When it comes to the other prominent group of third-person abusers — successful sports stars — their illeism might sound similar to that of politicians in that it comes, as Schneiderman puts it, with “a tinge of self-importance and grandiosity.” But with athletes, there might also be something more positive going on.

In 2014, Ethan Kross of the University of Michigan looked into the phenomenon of people who slip into the third-person when guiding themselves through stressful situations. Asking participants to prepare for a public-speaking assignment, Kross’ team had them discuss their feelings about the task — some were encouraged to use first-person pronouns, while others were told to voice their apprehensions objectively, using their own names and pronouns like “she” and ”he.” The results (which Kross framed in terms of the LeBron James interview cited above) found that the speeches made by those who externalized during their prep were consistently delivered with more confidence and less self-doubt than the participants who were primed using “I” and “me.”

Kross concludes that using illeism in preparation for a big event actually “enhances people’s ability to regulate their thoughts, feelings and behavior under social stress… and leads them to appraise social-anxiety-provoking events in more challenging and less threatening terms.”

It’s reminiscent of the way professional athletes might take on the role of their coach when psyching themselves up in the locker-room. “No athlete talks to themselves like tennis players…” wrote Andre Agassi in his 2009 autobiography Open. “Why? Because tennis is so damned lonely.”

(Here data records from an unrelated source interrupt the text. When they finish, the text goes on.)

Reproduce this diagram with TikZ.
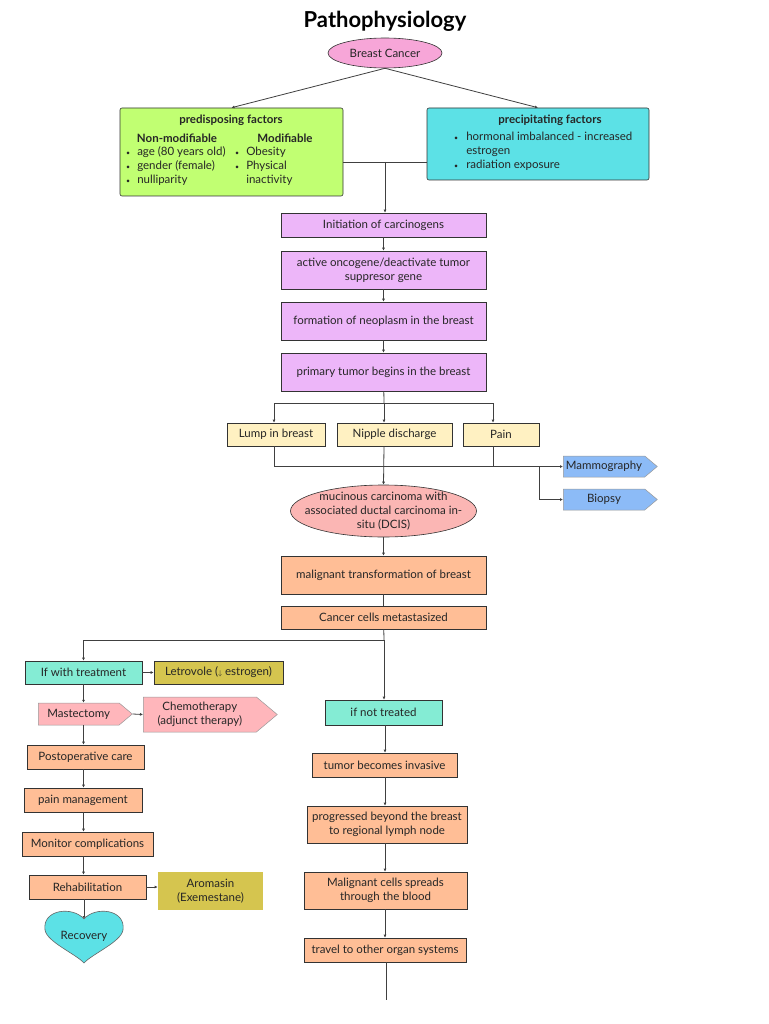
\documentclass[tikz,border=0pt]{standalone}
\usepackage{fontspec}
\setmainfont{Lato}
\usetikzlibrary{arrows.meta,shapes.geometric,shapes.symbols}

\definecolor{pinkc}{HTML}{F7A6D8}
\definecolor{limec}{HTML}{C1FF72}
\definecolor{cyanc}{HTML}{5CE1E6}
\definecolor{violc}{HTML}{EDB6F9}
\definecolor{creamc}{HTML}{FFF1C2}
\definecolor{bluec}{HTML}{8CBBF7}
\definecolor{rosec}{HTML}{FBB6B4}
\definecolor{peachc}{HTML}{FFBE96}
\definecolor{aquac}{HTML}{84ECD4}
\definecolor{olivec}{HTML}{D5C54F}
\definecolor{pinksig}{HTML}{FFB6BB}

\tikzset{
  txt/.style={font=\fontsize{11.5}{14}\selectfont, text=black!85, align=center},
  boldtxt/.style={txt, font=\bfseries\fontsize{11.5}{14}\selectfont},
  box/.style={txt, draw=black!80, line width=0.6pt, inner sep=1pt},
  tagbox/.style={txt, signal, signal to=east, signal pointer angle=80, draw=black!40, line width=0.5pt, inner sep=1pt, anchor=west},
  link/.style={draw=black!75, line width=0.8pt},
  arr/.style={link, -{Latex[length=3pt,width=3pt]}}
}

\begin{document}
\begin{tikzpicture}[x=1pt,y=-1pt]
    % Page
    \fill[white] (0,0) rectangle (768,1024);
    \useasboundingbox (0,0) rectangle (768,1024);

    % Title and root
    \node [font=\bfseries\fontsize{22}{26}\selectfont] (title) at (385,21) {Pathophysiology};
    \node [box, ellipse, fill=pinkc, minimum width=114, minimum height=30, inner sep=0] (bc) at (385,53) {Breast Cancer};

    % Factors
    \node [draw=black!80, line width=0.6pt, fill=limec, rounded corners=2pt, minimum width=223, minimum height=88] (predis) at (231.5,152) {};
    \node [boldtxt] (predtitle) at (231,120) {predisposing factors};
    \node [boldtxt] (nonmod) at (177,138) {Non-modifiable};
    \node [boldtxt] (mod) at (285,138) {Modifiable};
    \node [txt, anchor=north west, inner sep=0, align=left] (nonlist) at (126,146)
      {\begin{tabular}{@{}c@{\hspace{7pt}}l@{}}
        {\scriptsize\textbullet} & age (80 years old)\\
        {\scriptsize\textbullet} & gender (female)\\
        {\scriptsize\textbullet} & nulliparity
      \end{tabular}};
    \node [txt, anchor=north west, inner sep=0, align=left] (modlist) at (235,146)
      {\begin{tabular}{@{}c@{\hspace{7pt}}l@{}}
        {\scriptsize\textbullet} & Obesity\\
        {\scriptsize\textbullet} & Physical\\
                                 & inactivity
      \end{tabular}};

    \node [draw=black!80, line width=0.6pt, fill=cyanc, rounded corners=2pt, minimum width=222, minimum height=72] (precip) at (538,144) {};
    \node [boldtxt] (prectitle) at (550,120) {precipitating factors};
    \node [txt, anchor=north west, inner sep=0, align=left] (preclist) at (454,131)
      {\begin{tabular}{@{}c@{\hspace{8pt}}l@{}}
        {\scriptsize\textbullet} & hormonal imbalanced - increased\\
                                 & estrogen\\
        {\scriptsize\textbullet} & radiation exposure
      \end{tabular}};

    \draw [arr] (bc.south) -- (predis.north);
    \draw [arr] (bc.south) -- (precip.north);

    % Main chain
    \node [box, fill=violc, minimum width=205, minimum height=24] (initn) at (383.5,225) {Initiation of carcinogens};
    \node [box, fill=violc, minimum width=205, minimum height=38] (oncog) at (383.5,270) {active oncogene/deactivate tumor\\suppresor gene};
    \node [box, fill=violc, minimum width=205, minimum height=38] (neopl) at (383.5,321) {formation of neoplasm in the breast};
    \node [box, fill=violc, minimum width=205, minimum height=38] (primt) at (383.5,372) {primary tumor begins in the breast};

    \coordinate (join) at (385,162);
    \draw [link] (join -| predis.east) -- (join -| precip.west);
    \draw [arr] (join) -- (join |- initn.north);
    \draw [arr] (initn) -- (oncog);
    \draw [arr] (oncog) -- (neopl);
    \draw [arr] (neopl) -- (primt);

    % Signs
    \node [box, fill=creamc, minimum width=98, minimum height=23] (lump) at (276,434.5) {Lump in breast};
    \node [box, fill=creamc, minimum width=115, minimum height=23] (nipple) at (394.5,434.5) {Nipple discharge};
    \node [box, fill=creamc, minimum width=76, minimum height=23] (pain) at (501,434.5) {Pain};

    \coordinate (split1) at (384,403);
    \draw [link] (primt) -- (split1);
    \draw [arr] (split1) -| ([xshift=-2pt]lump.north);
    \draw [arr] (split1) -| ([xshift=-8pt]pain.north);
    \draw [arr] (split1) -- (split1 |- nipple.north);

    % Diagnostics
    \node [tagbox, fill=bluec, minimum width=94, minimum height=21] (mammo) at (563,466.5) {Mammography};
    \node [tagbox, fill=bluec, minimum width=94, minimum height=21] (biopsy) at (563,499.5) {Biopsy};

    \coordinate (brk) at (539,466.5);
    \draw [arr] ([xshift=-2pt]lump.south) |- (mammo.west);
    \draw [link] ([xshift=-8pt]pain.south) -- ([xshift=-8pt]pain.south |- mammo.west);
    \draw [arr] (brk) |- (biopsy.west);

    % Diagnosis
    \node [box, ellipse, fill=rosec, minimum width=186, minimum height=52, inner xsep=-19pt, inner ysep=-3pt] (mucin) at (383.5,511)
      {mucinous carcinoma with\\associated ductal carcinoma in-\\situ (DCIS)};
    \draw [arr] (split1 |- nipple.south) -- (mucin.north);

    \node [box, fill=peachc, minimum width=205, minimum height=38] (maltr) at (383.5,575) {malignant transformation of breast};
    \node [box, fill=peachc, minimum width=205, minimum height=23] (metas) at (383.5,617.5) {Cancer cells metastasized};
    \draw [arr] (mucin) -- (maltr);
    \draw [link] (maltr) -- (metas);

    % Treated branch
    \coordinate (split2) at (384,640);
    \coordinate (lcol) at (83.5,0);
    \node [box, fill=aquac, minimum width=117, minimum height=23] (iftreat) at (83.5,672.5) {If with treatment};
    \node [box, fill=olivec, minimum width=129, minimum height=23] (letro) at (218.5,672.5) {Letrovole ({\scriptsize$\downarrow$} estrogen)};
    \node [tagbox, fill=pinksig, minimum width=94, minimum height=22] (mastec) at (38,714) {Mastectomy};
    \node [tagbox, fill=pinksig, minimum width=134, minimum height=35] (chemo) at (143,714.5) {Chemotherapy\\(adjunct therapy)};
    \node [box, fill=peachc, minimum width=117, minimum height=24] (postop) at (85.5,757) {Postoperative care};
    \node [box, fill=peachc, minimum width=118, minimum height=24] (painm) at (83,800) {pain management};
    \node [box, fill=peachc, minimum width=131, minimum height=24] (monit) at (87.5,844) {Monitor complications};
    \node [box, fill=peachc, minimum width=117, minimum height=24] (rehab) at (87.5,887) {Rehabilitation};
    \node [box, fill=olivec, draw=none, minimum width=105, minimum height=38] (aroma) at (210.5,891) {Aromasin\\(Exemestane)};

    % Heart
    \coordinate (hdip) at (84,919);
    \draw [draw=black!60, line width=0.6pt, fill=cyanc] (hdip) .. controls (95,906) and (126,909) .. (123,930)
      .. controls (121,942) and (92,954) .. (84,963)
      .. controls (76,954) and (47,942) .. (45,930)
      .. controls (42,909) and (73,906) .. (hdip);
    \node [txt] (recov) at (84,936) {Recovery};

    \draw [link] (metas) -- (split2);
    \draw [arr] (split2) -| (iftreat.north);
    \draw [arr] (iftreat) -- (letro);
    \draw [arr] (lcol |- iftreat.south) -- (lcol |- mastec.north);
    \draw [arr] (mastec.east) -- (chemo.west);
    \draw [arr] (lcol |- mastec.south) -- (lcol |- postop.north);
    \draw [arr] (lcol |- postop.south) -- (lcol |- painm.north);
    \draw [arr] (lcol |- painm.south) -- (lcol |- monit.north);
    \draw [arr] (lcol |- monit.south) -- (lcol |- rehab.north);
    \draw [arr] (rehab.east) -- (rehab.east -| aroma.west);
    \draw [arr] (hdip |- rehab.south) -- (hdip);

    % Untreated branch
    \coordinate (rcol) at (385,0);
    \node [box, fill=aquac, minimum width=117, minimum height=25] (notreat) at (383.5,712.5) {if not treated};
    \node [box, fill=peachc, minimum width=145, minimum height=24] (invas) at (384.5,765) {tumor becomes invasive};
    \node [box, fill=peachc, minimum width=160, minimum height=37] (progr) at (387,824.5) {progressed beyond the breast\\to regional lymph node};
    \node [box, fill=peachc, minimum width=163, minimum height=37] (malig) at (385.5,890.5) {Malignant cells spreads\\through the blood};
    \node [box, fill=peachc, minimum width=162, minimum height=24] (travel) at (385,950) {travel to other organ systems};
    \coordinate (fin) at (386,1000);

    \draw [arr] (split2) -- (split2 |- notreat.north);
    \draw [arr] (rcol |- notreat.south) -- (rcol |- invas.north);
    \draw [arr] (rcol |- invas.south) -- (rcol |- progr.north);
    \draw [arr] (rcol |- progr.south) -- (rcol |- malig.north);
    \draw [arr] (rcol |- malig.south) -- (rcol |- travel.north);
    \draw [link] (fin |- travel.south) -- (fin);

\end{tikzpicture}
\end{document}
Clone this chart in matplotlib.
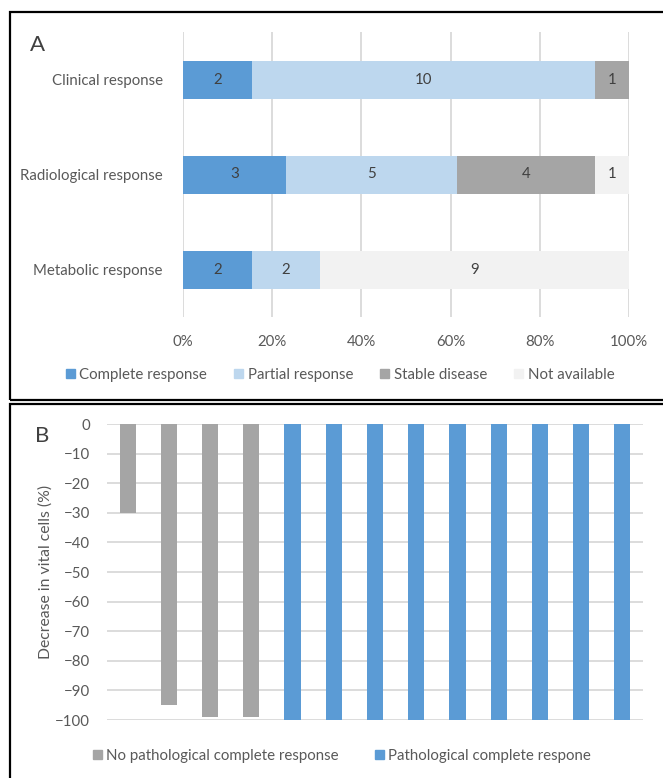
import numpy as np
import matplotlib
matplotlib.use('Agg')
import matplotlib.pyplot as plt
from matplotlib.patches import Rectangle, Patch

plt.rcParams['font.family'] = ['Lato', 'DejaVu Sans']

# Panel A: response counts per assessment type
RESPONSE_TYPES = ["Clinical response", "Radiological response", "Metabolic response"]
COMPLETE = [2, 3, 2]
PARTIAL = [10, 5, 2]
STABLE = [1, 4, 0]
NOT_AVAILABLE = [0, 1, 9]
SERIES_A = ["Complete response", "Partial response", "Stable disease", "Not available"]
COLORS_A = ["#5B9BD5", "#BDD7EE", "#A5A5A5", "#F2F2F2"]

# Panel B: decrease in vital tumour cells per patient
DECREASE = [-30, -95, -99, -99, -100, -100, -100, -100, -100, -100, -100, -100, -100]
PCR = [False, False, False, False, True, True, True, True, True, True, True, True, True]
SERIES_B = ["No pathological complete response", "Pathological complete respone"]
COLORS_B = ["#A5A5A5", "#5B9BD5"]

TEXT = "#595959"
GRID = "#D9D9D9"
FS = 10.8
W, H = 663, 778

fig = plt.figure(figsize=(W / 100, H / 100), dpi=100)


def px_axes(left, top, right, bottom):
    return fig.add_axes([left / W, 1 - bottom / H, (right - left) / W, (bottom - top) / H])


# panel frames
for (x0, y0, x1, y1) in [(10, 12, 680, 400), (10, 404, 680, 800)]:
    fig.patches.append(Rectangle((x0 / W, 1 - y1 / H), (x1 - x0) / W, (y1 - y0) / H,
                                 transform=fig.transFigure, fill=False,
                                 edgecolor="black", linewidth=1.6))

# ---- Panel A: 100% stacked horizontal bars ----
axA = px_axes(183, 32, 629, 317)
counts = np.array([COMPLETE, PARTIAL, STABLE, NOT_AVAILABLE], dtype=float)
totals = counts.sum(axis=0)
shares = counts / totals
y = np.arange(len(RESPONSE_TYPES))
left = np.zeros(len(RESPONSE_TYPES))
for k in range(len(SERIES_A)):
    axA.barh(y, shares[k], left=left, height=0.4, color=COLORS_A[k], zorder=2)
    for i in range(len(y)):
        if counts[k, i] > 0:
            axA.text(left[i] + shares[k, i] / 2, y[i], f"{int(counts[k, i])}",
                     ha="center", va="center", fontsize=FS, color="#404040", zorder=3)
    left += shares[k]
axA.set_xlim(0, 1)
axA.set_ylim(2.5, -0.5)
axA.set_yticks(y)
axA.set_yticklabels(RESPONSE_TYPES)
axA.set_xticks(np.linspace(0, 1, 6))
axA.set_xticklabels([f"{int(v * 100)}%" for v in np.linspace(0, 1, 6)])
axA.tick_params(axis="y", length=0, pad=14.5, labelsize=FS, labelcolor=TEXT)
axA.tick_params(axis="x", length=0, pad=13, labelsize=FS, labelcolor=TEXT)
axA.grid(axis="x", color=GRID, linewidth=1.3, zorder=0)
for s in axA.spines.values():
    s.set_visible(False)
fig.text(38 / W, 1 - 45 / H, "A", fontsize=16, color="#404040", ha="center", va="center")
fig.legend(handles=[Patch(color=c, label=l) for c, l in zip(COLORS_A, SERIES_A)],
           loc="center", bbox_to_anchor=(340 / W, 1 - 375 / H), ncol=4, frameon=False,
           fontsize=FS, labelcolor=TEXT, handlelength=0.6, handleheight=0.6,
           handletextpad=0.3, columnspacing=1.8)

# ---- Panel B: waterfall of vital cell decrease ----
axB = px_axes(107, 424, 643, 720)
x = np.arange(len(DECREASE))
colors = [COLORS_B[1] if p else COLORS_B[0] for p in PCR]
axB.bar(x, DECREASE, width=0.39, color=colors, zorder=2)
axB.set_xlim(-0.5, len(DECREASE) - 0.5)
axB.set_ylim(-100, 0)
axB.set_yticks(np.arange(-100, 1, 10))
axB.set_xticks([])
axB.tick_params(axis="y", length=0, pad=12, labelsize=FS, labelcolor=TEXT)
axB.grid(axis="y", color=GRID, linewidth=1.3, zorder=0)
for s in axB.spines.values():
    s.set_visible(False)
axB.set_ylabel("Decrease in vital cells (%)", fontsize=11.3, color=TEXT)
axB.yaxis.set_label_coords(53 / W, 1 - 572 / H, transform=fig.transFigure)
fig.text(42 / W, 1 - 436 / H, "B", fontsize=16, color="#404040", ha="center", va="center")
fig.legend(handles=[Patch(color=c, label=l) for c, l in zip(COLORS_B, SERIES_B)],
           loc="center", bbox_to_anchor=(342 / W, 1 - 756 / H), ncol=2, frameon=False,
           fontsize=FS, labelcolor=TEXT, handlelength=0.6, handleheight=0.6,
           handletextpad=0.3, columnspacing=2.4)

fig.savefig("out.png", dpi=100)
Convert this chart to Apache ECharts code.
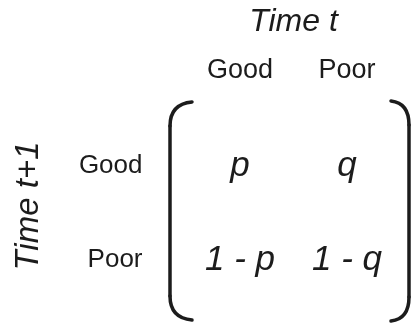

In Schneiderman’s experience, narrative therapy — in which participants reframe their traumatic experiences and memories as third-person stories — offers a restorative release from the baggage of social anxiety that the pronoun “I” tends to heave around with it. “When you use the third person,” she explains, “it’s like you’re tricking your protective, censoring ego into thinking you’re writing about somebody else.”

The result, she says, is a sense of liberation and a greater openness to new possibilities. “When you’re saying ‘I feel this,’ or ‘I think this,’ you’re so attached to whatever is going to follow in the next couple of words,” she says. “But writing in the third person, [participants] are able to see a larger narrative of their lives.” They’re more than just the stockbroker in the phrase “I am a stockbroker,” for example: “They’re a father and a son, a husband, a person who enjoys outdoor activities; a person who’s been on a journey, who’s been through many ups and downs and has somehow found a way to navigate difficult times, and this is just another one of them.”

LeBron James’s third-person tic, then, might not be a sign of unchecked celebrity narcissism after all — it might be the spill-over from a mental strategy that’s allowed him to succeed under vast, unthinkable amounts of pressure. So perhaps the first-person plural shouldn’t be so quick to condemn illeists who are only trying to grab a bit of perspective in a crazy situation. “Seeing ourselves from a distance allows us to own and appreciate our own humanity,” says Schneiderman.

Or it might even give us the self-confidence we need to own and conquer all of humanity (looking at you, Doctor Doom).